4. **Isolate 'x'!** The 'x' is being multiplied by -12. To get 'x' alone, we need to divide all three parts by -12. This is the super important part: whenever you divide or multiply an inequality by a negative number, you **HAVE TO FLIP THE DIRECTION OF THE INEQUALITY SIGNS!**
$\frac{-26}{-12} \geq \frac{-12x}{-12} \geq \frac{-11}{-12}$
Simplifying the fractions and flipping the signs:
$\frac{26}{12} \geq x \geq \frac{11}{12}$
We can simplify $\frac{26}{12}$ by dividing both numbers by 2, which gives us $\frac{13}{6}$.
So, now we have:
$\frac{13}{6} \geq x \geq \frac{11}{12}$

5. **Write it nicely and graph it!** It's common practice to write the smaller number on the left. So, let's flip the whole thing around:
$\frac{11}{12} \leq x \leq \frac{13}{6}$
This means 'x' is all the numbers between $\frac{11}{12}$ and $\frac{13}{6}$, including those two numbers because of the "equal to" part of the inequality sign.

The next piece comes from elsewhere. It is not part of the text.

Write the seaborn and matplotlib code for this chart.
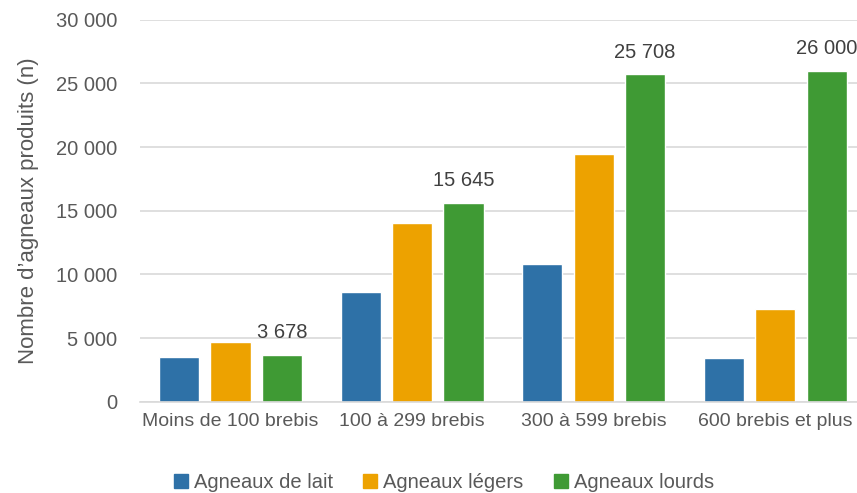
import pandas as pd
import numpy as np
import seaborn as sns
import matplotlib.pyplot as plt
from matplotlib.ticker import FuncFormatter, MultipleLocator
from matplotlib.patches import Patch

groupes = ['Moins de 100 brebis', '100 à 299 brebis', '300 à 599 brebis', '600 brebis et plus']
types = ['Agneaux de lait', 'Agneaux légers', 'Agneaux lourds']
lait = [3500, 8650, 10800, 3400]
legers = [4700, 14050, 19450, 7250]
lourds = [3678, 15645, 25708, 26000]
couleurs = ['#2E71A7', '#EDA200', '#3F9A34']

df = pd.DataFrame({
    'groupe': groupes * 3,
    'type': [t for t in types for _ in groupes],
    'n': lait + legers + lourds,
})

sns.set_style('white')
plt.rcParams['font.family'] = ['Liberation Sans Narrow', 'Liberation Sans', 'DejaVu Sans']

fig, ax = plt.subplots(figsize=(8.57, 4.93), dpi=100)
sns.barplot(data=df, x='groupe', y='n', hue='type', palette=couleurs,
            width=0.85, gap=0.22, ax=ax, legend=False, saturation=1)

def fmt(v, pos=None):
    return f'{int(v):,}'.replace(',', ' ')

# étiquettes seulement sur les agneaux lourds
for i, v in enumerate(lourds):
    ax.text(i + 0.283, v + 1000, fmt(v), ha='center', va='bottom',
            fontsize=14.5, color='#404040')

ax.set_ylim(0, 30000)
ax.set_xlim(-0.5, 3.45)
ax.yaxis.set_major_locator(MultipleLocator(5000))
ax.yaxis.set_major_formatter(FuncFormatter(fmt))
ax.grid(axis='y', color='#d9d9d9', linewidth=1.2)
ax.set_axisbelow(True)
for s in ['top', 'right', 'left']:
    ax.spines[s].set_visible(False)
ax.spines['bottom'].set_color('#d9d9d9')
ax.spines['bottom'].set_linewidth(1.2)
ax.tick_params(axis='x', length=0, labelsize=14, colors='#595959', pad=8)
ax.tick_params(axis='y', length=0, labelsize=14.5, colors='#595959', pad=16)
ax.set_xlabel('')
ax.set_ylabel("Nombre d\u2019agneaux produits (n)", fontsize=16, color='#595959', labelpad=12)

handles = [Patch(color=c, label=t) for c, t in zip(couleurs, types)]
fig.legend(handles=handles, loc='lower center', ncol=3, frameon=False,
           fontsize=14.5, labelcolor='#595959', handlelength=0.7, handleheight=0.7,
           handletextpad=0.3, columnspacing=1.5, bbox_to_anchor=(0.518, -0.035))

fig.subplots_adjust(left=0.163, right=1.0, top=0.96, bottom=0.185)
fig.savefig('out.png', dpi=100)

For interval notation, we use square brackets `[` and `]` when the endpoints are included (like with $\leq$ or $\geq$). So it's:
$[\frac{11}{12}, \frac{13}{6}]$

For the graph, imagine a number line. You'd put a solid dot (or closed circle) at the point $\frac{11}{12}$ (which is about 0.92) and another solid dot at $\frac{13}{6}$ (which is about 2.17). Then, you draw a bold line connecting those two dots. That line represents all the numbers 'x' can be!